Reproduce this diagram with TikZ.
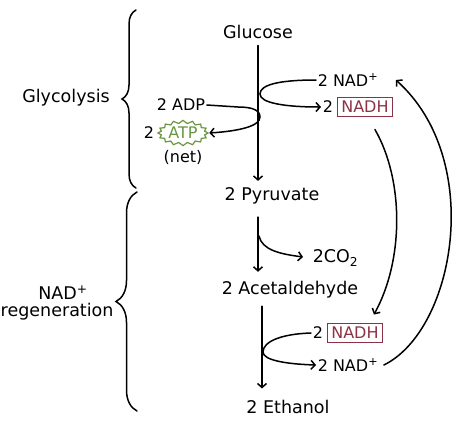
\documentclass[tikz,border=0pt]{standalone}
\usepackage{fontspec}
\setmainfont{DejaVu Sans}
\usetikzlibrary{arrows.meta, positioning, shapes.symbols, decorations.pathreplacing}
\definecolor{nadhred}{RGB}{140,50,70}
\definecolor{atpgreen}{RGB}{105,150,65}
\begin{document}
\begin{tikzpicture}[x=1pt, y=-1pt, >={Straight Barb[length=4pt, width=9pt]}, line width=1.5pt, line cap=round,
	mol/.style={inner sep=1pt, font=\fontsize{17.5}{19}\selectfont},
	side/.style={inner sep=1pt, font=\fontsize{16}{18}\selectfont},
	nadhbox/.style={side, draw=nadhred, text=nadhred, line width=1.2pt, inner sep=4pt},
	atpburst/.style={side, starburst, starburst points=16, starburst point height=3pt, random starburst=0,
		draw=atpgreen, text=atpgreen, line width=1.2pt, inner sep=1pt},
	bracket/.style={decorate, decoration={brace, amplitude=#1}}]

\useasboundingbox (0,0) rectangle (474,424);

\node [mol] (glucose) at (258,32) {Glucose};
\node [mol] (pyruvate) at (272,196) {2 Pyruvate};
\node [mol] (acetaldehyde) at (290,290) {2 Acetaldehyde};
\node [mol] (ethanol) at (288,407) {2 Ethanol};
\node [mol, anchor=west] (co2) at (311,258) {2CO\textsubscript{2}};

\node [mol] (glycolysis) at (66,98) {Glycolysis};
\node [mol] (nadlabel) at (63,293) {NAD\textsuperscript{+}};
\node [mol, anchor=west, inner sep=0pt] (regen) at (0,312) {regeneration};

\node [side, anchor=west] (nadtop) at (316,80) {2 NAD\textsuperscript{+}};
\node [side, anchor=west] (twotop) at (321,107) {2};
\node [nadhbox, right=2pt of twotop] (nadhtop) {NADH};
\node [side] (adp) at (181,105) {2 ADP};
\node [atpburst] (atp) at (183,133) {ATP};
\node [side, left=1pt of atp] (twoatp) {2};
\node [side] (net) at (183,157) {(net)};
\node [side, anchor=west] (twobot) at (311,333) {2};
\node [nadhbox, right=2pt of twobot] (nadhbot) {NADH};
\node [side, anchor=west] (nadbot) at (316,365) {2 NAD\textsuperscript{+}};

\draw [bracket=14pt] (136,188) -- (136,10);
\draw [bracket=21pt] (137,411) -- (137,192);

\draw [->, shorten <=5pt, shorten >=5pt] (glucose.south) -- (glucose.south |- pyruvate.north);
\draw [->, shorten <=11pt, shorten >=8pt] (pyruvate.south -| glucose.south) -- (acetaldehyde.north -| glucose.south);
\draw [->, shorten <=6pt, shorten >=10pt] ([xshift=4pt]acetaldehyde.south -| glucose.south) -- ([xshift=4pt]ethanol.north -| glucose.south);

\draw [->] (nadtop.west) .. controls (278,80) and (260,85) .. (260,94) .. controls (260,103) and (285,107) .. (twotop.west);
\draw [->] (adp.east) -- (238,107) .. controls (252,107) and (260,110) .. (260,117) .. controls (260,126) and (240,131) .. (atp.east);
\draw [->, shorten >=8pt] (259,236) .. controls (262,250) and (280,254) .. (co2.west);
\draw [->] (twobot.west) .. controls (280,334) and (263,342) .. (263,352) .. controls (263,360) and (285,364) .. (nadbot.west);

\draw [->] ([xshift=10pt, yshift=-12pt]nadhtop.south) .. controls (404,180) and (404,260) .. ([xshift=19pt, yshift=8pt]nadhbot.north);
\draw [->] ([xshift=4pt]nadbot.east) .. controls (455,330) and (485,160) .. ([xshift=16pt]nadtop.east);

\end{tikzpicture}
\end{document}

========

Task goal = Reproduce the material in full, word for word, and omit the pictures.

Finished task =
Reproduce this diagram with TikZ.
\documentclass[tikz,border=0pt]{standalone}
\usepackage{fontspec}
\setmainfont{DejaVu Sans}
\usetikzlibrary{arrows.meta, positioning, shapes.symbols, decorations.pathreplacing}
\definecolor{nadhred}{RGB}{140,50,70}
\definecolor{atpgreen}{RGB}{105,150,65}
\begin{document}
\begin{tikzpicture}[x=1pt, y=-1pt, >={Straight Barb[length=4pt, width=9pt]}, line width=1.5pt, line cap=round,
	mol/.style={inner sep=1pt, font=\fontsize{17.5}{19}\selectfont},
	side/.style={inner sep=1pt, font=\fontsize{16}{18}\selectfont},
	nadhbox/.style={side, draw=nadhred, text=nadhred, line width=1.2pt, inner sep=4pt},
	atpburst/.style={side, starburst, starburst points=16, starburst point height=3pt, random starburst=0,
		draw=atpgreen, text=atpgreen, line width=1.2pt, inner sep=1pt},
	bracket/.style={decorate, decoration={brace, amplitude=#1}}]

\useasboundingbox (0,0) rectangle (474,424);

\node [mol] (glucose) at (258,32) {Glucose};
\node [mol] (pyruvate) at (272,196) {2 Pyruvate};
\node [mol] (acetaldehyde) at (290,290) {2 Acetaldehyde};
\node [mol] (ethanol) at (288,407) {2 Ethanol};
\node [mol, anchor=west] (co2) at (311,258) {2CO\textsubscript{2}};

\node [mol] (glycolysis) at (66,98) {Glycolysis};
\node [mol] (nadlabel) at (63,293) {NAD\textsuperscript{+}};
\node [mol, anchor=west, inner sep=0pt] (regen) at (0,312) {regeneration};

\node [side, anchor=west] (nadtop) at (316,80) {2 NAD\textsuperscript{+}};
\node [side, anchor=west] (twotop) at (321,107) {2};
\node [nadhbox, right=2pt of twotop] (nadhtop) {NADH};
\node [side] (adp) at (181,105) {2 ADP};
\node [atpburst] (atp) at (183,133) {ATP};
\node [side, left=1pt of atp] (twoatp) {2};
\node [side] (net) at (183,157) {(net)};
\node [side, anchor=west] (twobot) at (311,333) {2};
\node [nadhbox, right=2pt of twobot] (nadhbot) {NADH};
\node [side, anchor=west] (nadbot) at (316,365) {2 NAD\textsuperscript{+}};

\draw [bracket=14pt] (136,188) -- (136,10);
\draw [bracket=21pt] (137,411) -- (137,192);

\draw [->, shorten <=5pt, shorten >=5pt] (glucose.south) -- (glucose.south |- pyruvate.north);
\draw [->, shorten <=11pt, shorten >=8pt] (pyruvate.south -| glucose.south) -- (acetaldehyde.north -| glucose.south);
\draw [->, shorten <=6pt, shorten >=10pt] ([xshift=4pt]acetaldehyde.south -| glucose.south) -- ([xshift=4pt]ethanol.north -| glucose.south);

\draw [->] (nadtop.west) .. controls (278,80) and (260,85) .. (260,94) .. controls (260,103) and (285,107) .. (twotop.west);
\draw [->] (adp.east) -- (238,107) .. controls (252,107) and (260,110) .. (260,117) .. controls (260,126) and (240,131) .. (atp.east);
\draw [->, shorten >=8pt] (259,236) .. controls (262,250) and (280,254) .. (co2.west);
\draw [->] (twobot.west) .. controls (280,334) and (263,342) .. (263,352) .. controls (263,360) and (285,364) .. (nadbot.west);

\draw [->] ([xshift=10pt, yshift=-12pt]nadhtop.south) .. controls (404,180) and (404,260) .. ([xshift=19pt, yshift=8pt]nadhbot.north);
\draw [->] ([xshift=4pt]nadbot.east) .. controls (455,330) and (485,160) .. ([xshift=16pt]nadtop.east);

\end{tikzpicture}
\end{document}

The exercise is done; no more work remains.